Bríi, Sem Proposito, Brazil, self-released cassette (2021)

Over the past twelve months I have come across some amazing experimental ambient / black metal / electronic / trance albums by the Brazilian acts Bríi and Kaatayra, both helmed by guitarist Caio Lemos aka Serafim. He does it again with this early 2021 release “Sem Proposito” (“Without Purpose”) under the Bríi project name: this successor to debut album “Entre Tudo Que É Visto E Oculto” is a more streamlined, even minimalist work consisting of two largely instrumental tracks modestly titled “A” and “B”, each 28 minutes in length. A more intoxicating and heady fusion encompassing and mixing elements of dark ambient, atmospheric black metal, techno, trance and space psychedelia would be difficult to find even, I suspect, in Lemos’ own home city of Brasilia.

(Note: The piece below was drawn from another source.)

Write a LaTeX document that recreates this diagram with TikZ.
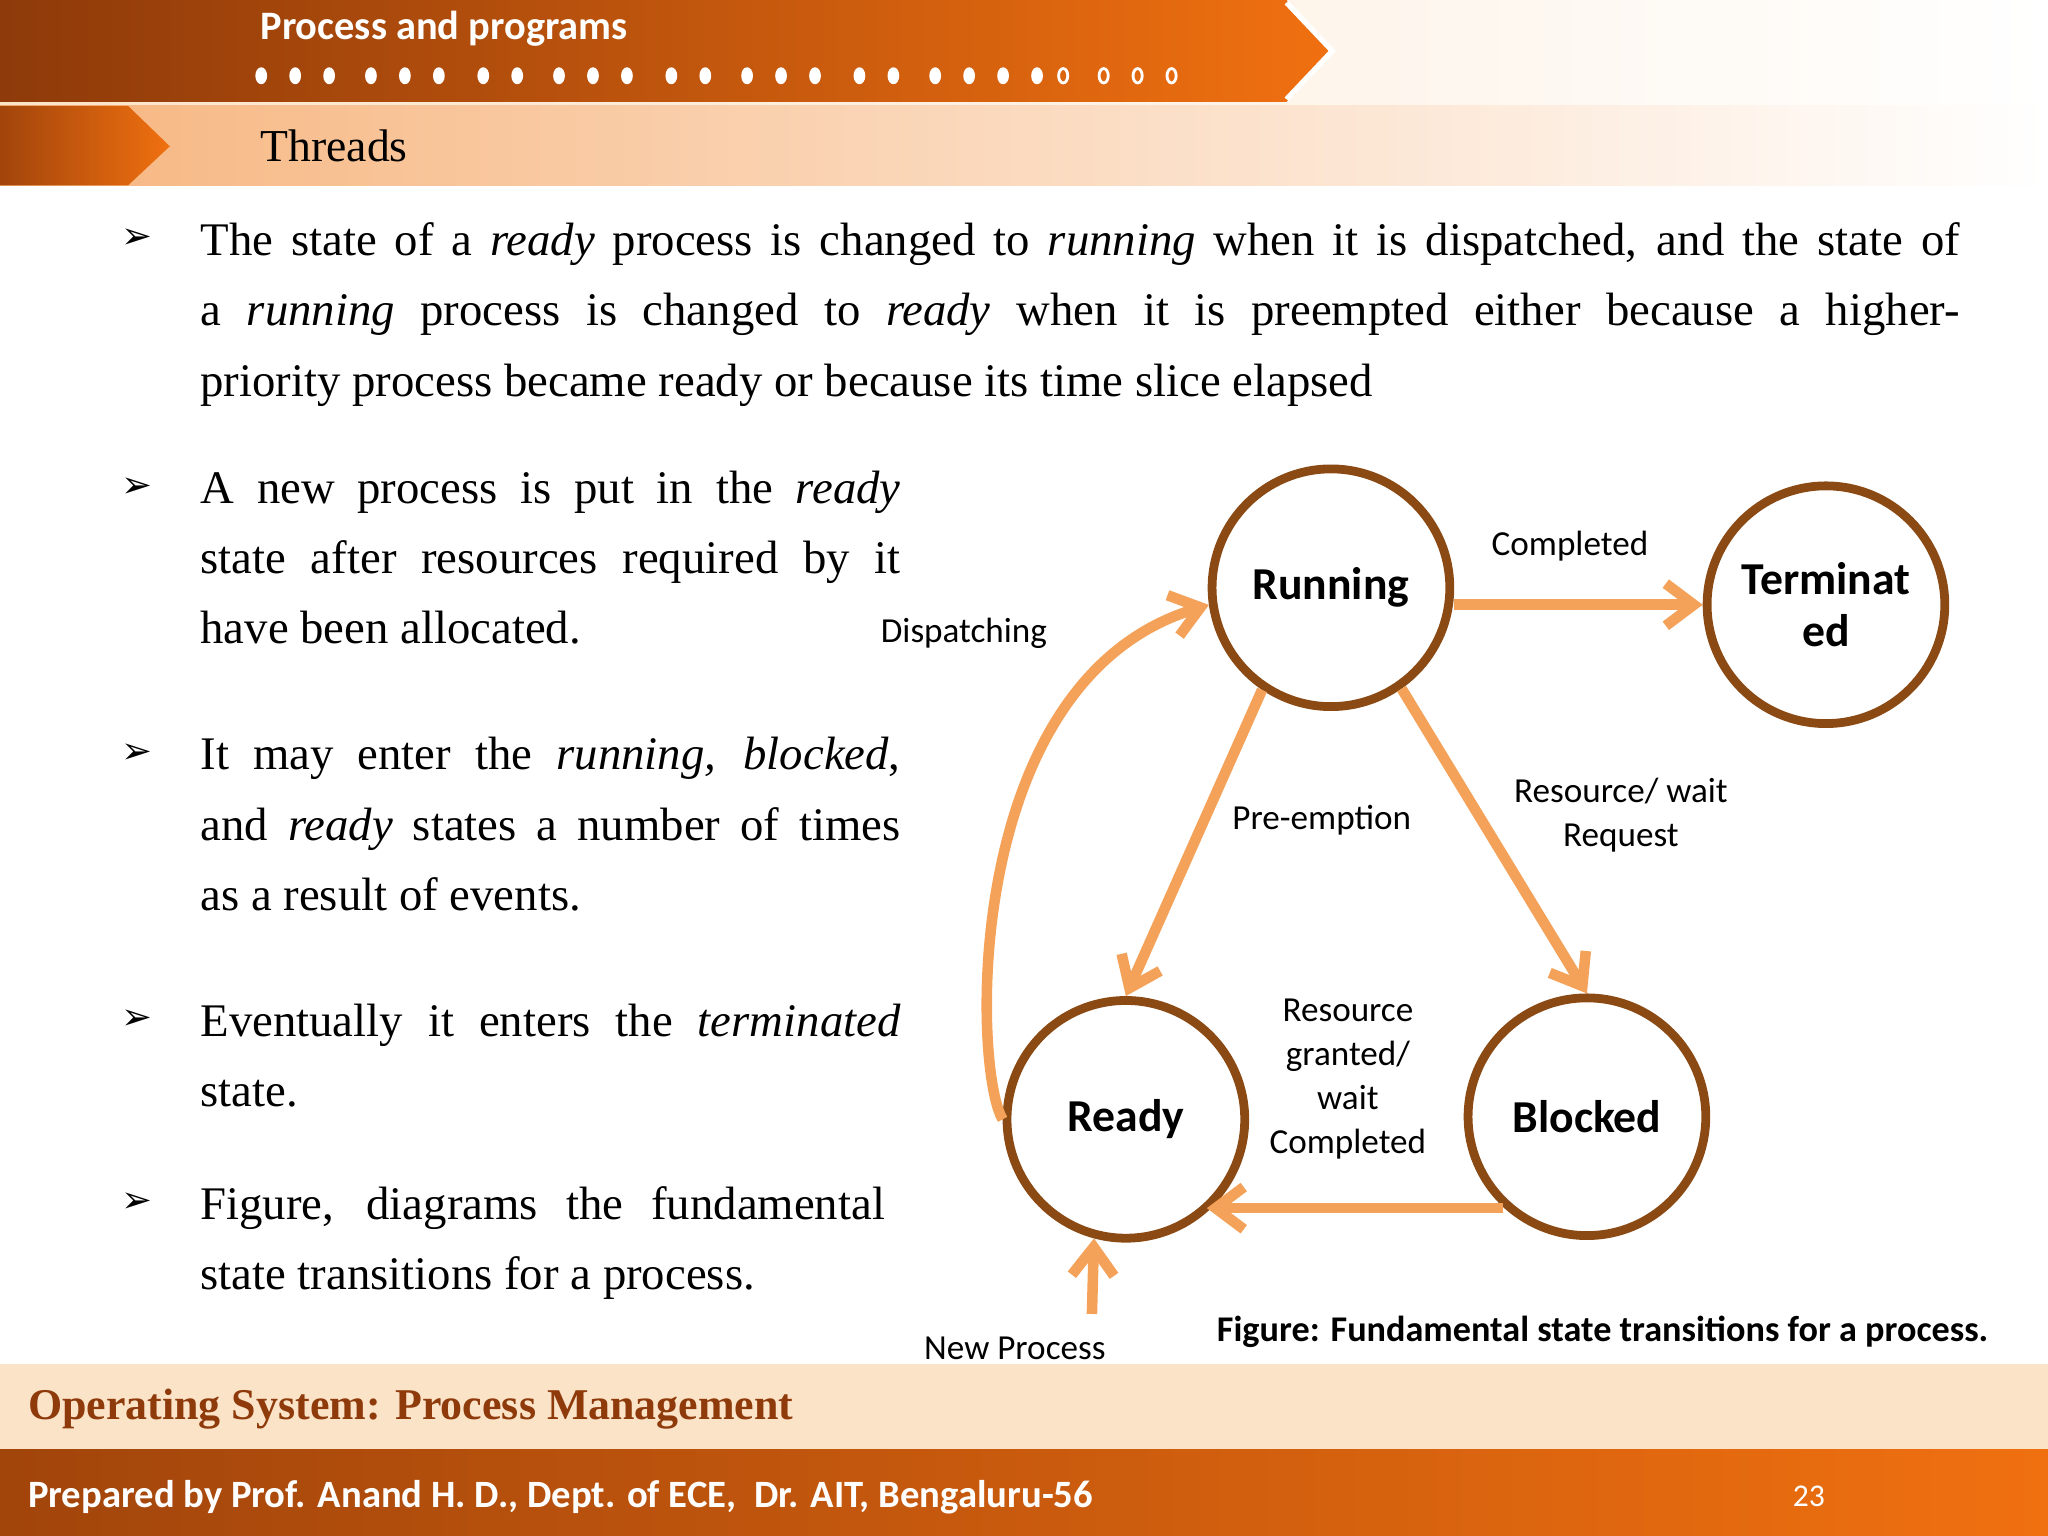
\documentclass[tikz,border=0pt]{standalone}
\usepackage{fontspec}
\setmainfont{Liberation Serif}
\newfontfamily\calfont{Carlito}
\newfontfamily\djv{DejaVu Sans}
\usetikzlibrary{arrows.meta,calc}
\definecolor{brn}{HTML}{8B4A14}
\definecolor{arr}{HTML}{F4A259}
\definecolor{dk}{HTML}{8E3A0A}
\definecolor{org}{HTML}{F07010}
\definecolor{lt}{HTML}{FBE3C8}
\newlength\unitpx \setlength\unitpx{0.013061cm}
\newcommand\jline[2]{\makebox[#1\unitpx][s]{#2}}
\tikzset{st/.style={circle,draw=brn,line width=2.5pt,minimum size=182\unitpx,inner sep=0pt,font=\calfont\bfseries\fontsize{13}{15}\selectfont,align=center},
 tr/.style={draw=arr,line width=3pt,-{Straight Barb[length=8pt,width=12pt]}},
 lb/.style={font=\calfont\fontsize{10}{12.5}\selectfont,align=center},
 body/.style={font=\fontsize{13.3}{20}\selectfont,anchor=north west,align=left,inner sep=0pt},
 bul/.style={font=\djv\fontsize{10.5}{13}\selectfont}}
\begin{document}
\begin{tikzpicture}[x=0.013061cm,y=-0.013061cm]
\useasboundingbox (0,0) rectangle (1568,1176);
\fill[white] (0,0) rectangle (1568,1176);
% header
\shade[left color=lt,right color=white] (0,0) rectangle (1568,142);
\shade[left color=dk,right color=org] (0,0) -- (985,0) -- (1020,39) -- (985,78) -- (0,78) -- cycle;
\draw[white,line width=1.5pt] (985,2) -- (1020,39) -- (985,76);
\shade[left color=lt!60!org,right color=white] (0,81) rectangle (1568,142);
\shade[left color=dk!80!org,right color=org] (0,81) -- (98,81) -- (130,112) -- (98,142) -- (0,142) -- cycle;
\node[anchor=west,text=white,font=\calfont\bfseries\fontsize{11.5}{13}\selectfont] (t1) at (190,22) {Process and programs};
\foreach \x in {200,226,252,284,310,336,370,396,428,454,480,514,540,572,598,624,658,684,716,742,768,794}
  \fill[white] (\x,58) ellipse (4.5 and 6.5);
\foreach \x in {814,845,871,897}
  \draw[white,line width=0.8pt] (\x,58) ellipse (3.5 and 5.5);
\node[anchor=west,font=\fontsize{13}{13}\selectfont] (t2) at (190,112) {Threads};
% body text
\node[bul] (b1) at (105,183) {➢};
\node[body] (p1) at (153,170) {\jline{1347}{The state of a \textit{ready} process is changed to \textit{running} when it is dispatched, and the state of}\\
\jline{1347}{a \textit{running} process is changed to \textit{ready} when it is preempted either because a higher-}\\
priority process became ready or because its time slice elapsed};
\node[bul] (b2) at (105,373) {➢};
\node[body] (p2) at (153,360) {\jline{536}{A new process is put in the \textit{ready}}\\ \jline{536}{state after resources required by it}\\ have been allocated.};
\node[bul] (b3) at (105,577) {➢};
\node[body] (p3) at (153,564) {\jline{536}{It may enter the \textit{running, blocked},}\\ \jline{536}{and \textit{ready} states a number of times}\\ as a result of events.};
\node[bul] (b4) at (105,781) {➢};
\node[body] (p4) at (153,768) {\jline{536}{Eventually it enters the \textit{terminated}}\\ state.};
\node[bul] (b5) at (105,921) {➢};
\node[body] (p5) at (153,908) {\jline{524}{Figure, diagrams the fundamental}\\ state transitions for a process.};
% diagram
\node[st] (run) at (1019,450) {Running};
\node[st] (term) at (1398,463) {Terminat\\ed};
\node[st] (rdy) at (862,857) {Ready};
\node[st] (blk) at (1215,855) {Blocked};
\draw[tr] (run.east |- term.west) -- (term.west);
\draw[tr] (run.236) -- (rdy.north);
\draw[tr] (run.305) -- (blk.north);
\draw[tr] ($(blk.center)+(-64,70)$) -- ($(rdy.center)+(62,68)$);
\draw[tr] (rdy.west) .. controls (745,820) and (735,520) .. (run.188);
\coordinate (np) at (836,1006);
\draw[tr] (np) -- (rdy.-105);
\node[lb] (l1) at (1202,418) {Completed};
\node[lb] (l2) at (738,485) {Dispatching};
\node[lb] (l3) at (1012,628) {Pre-emption};
\node[lb] (l4) at (1241,624) {Resource/ wait\\Request};
\node[lb] (l5) at (1032,826) {Resource\\granted/\\wait\\Completed};
\node[lb] (l6) at (777,1032) {New Process};
\node[font=\calfont\bfseries\fontsize{10.3}{12}\selectfont] (cap) at (1227,1020) {Figure: Fundamental state transitions for a process.};
% footer
\shade[left color=lt,middle color=org!40,right color=lt] (0,1045) rectangle (1568,1110);
\shade[left color=dk!80!org,right color=org] (0,1110) rectangle (1568,1176);
\node[anchor=west,text=dk,font=\bfseries\fontsize{12.5}{13}\selectfont] (f1) at (12,1079) {Operating System: Process Management};
\node[anchor=west,text=white,font=\calfont\bfseries\fontsize{11}{13}\selectfont] (f2) at (12,1146) {Prepared by Prof. Anand H. D., Dept. of ECE,\ \ Dr. AIT, Bengaluru-56};
\node[text=white,font=\calfont\fontsize{9}{11}\selectfont] (pg) at (1385,1146) {23};
\end{tikzpicture}
\end{document}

Starting with a hypnotic minimalist techno rhythm, “A” erupts into fiery scrabbly tremolo BM guitar, throbbing blast-beat percussion and harsh throaty roaring vocals. The track goes through a prog-rock phase with clean-toned lead guitar soloing before moving back into more frenzied BM interspersed with moments of trancey cosmic space ambient and psychedelic rock before fading into soft wintry-breeze ambient droning and a techno beat. The transitions from one style of music to the next are not smooth and the whole track ends up as a series of cut-outs of different genres with no obvious over-arching musical motif or theme that would unite the lot. Like “A”, “B” begins with a techno rhythm and beat – the same one “A” ends with, in fact – that becomes a more lush piece of electronic tropical techno-disco. Morphing into spacey prog-rock / electro-ambient, “B” eases into and through its transitions more easily and its transformation into bleakly harsh atmospheric BM savagery retains melodic elements of pure-toned space electronica. The music is noisy and cacophonous in its details as it races through its middle section before suddenly (though smoothly) slowing down and becoming a heady swirling dronescape of pulsing electronica, silvery glitter and a choppy rhythm texture.

While “A” is a bit more disjointed than “B” and the recording as a result isn’t as consistent as it could be, the sonic universe within is a truly astounding and mesmeric structure in which you wish you could be lost forever, even with all its darkness and epic scale in which details at the microscopic level occur and co-exist, even if briefly, with the vast yawning black space behind the music. The harsh black metal contrasts with and complements the trance-like ambient / cosmic space electronica. The album’s theme of an indifferent universe where life appears and evolves without apparent purpose or reason may be bleak and despairing yet the music in parts appears possessed of an attitude of defiance and determination against such a cold and remote impassivity on the part of the cosmic creator/s.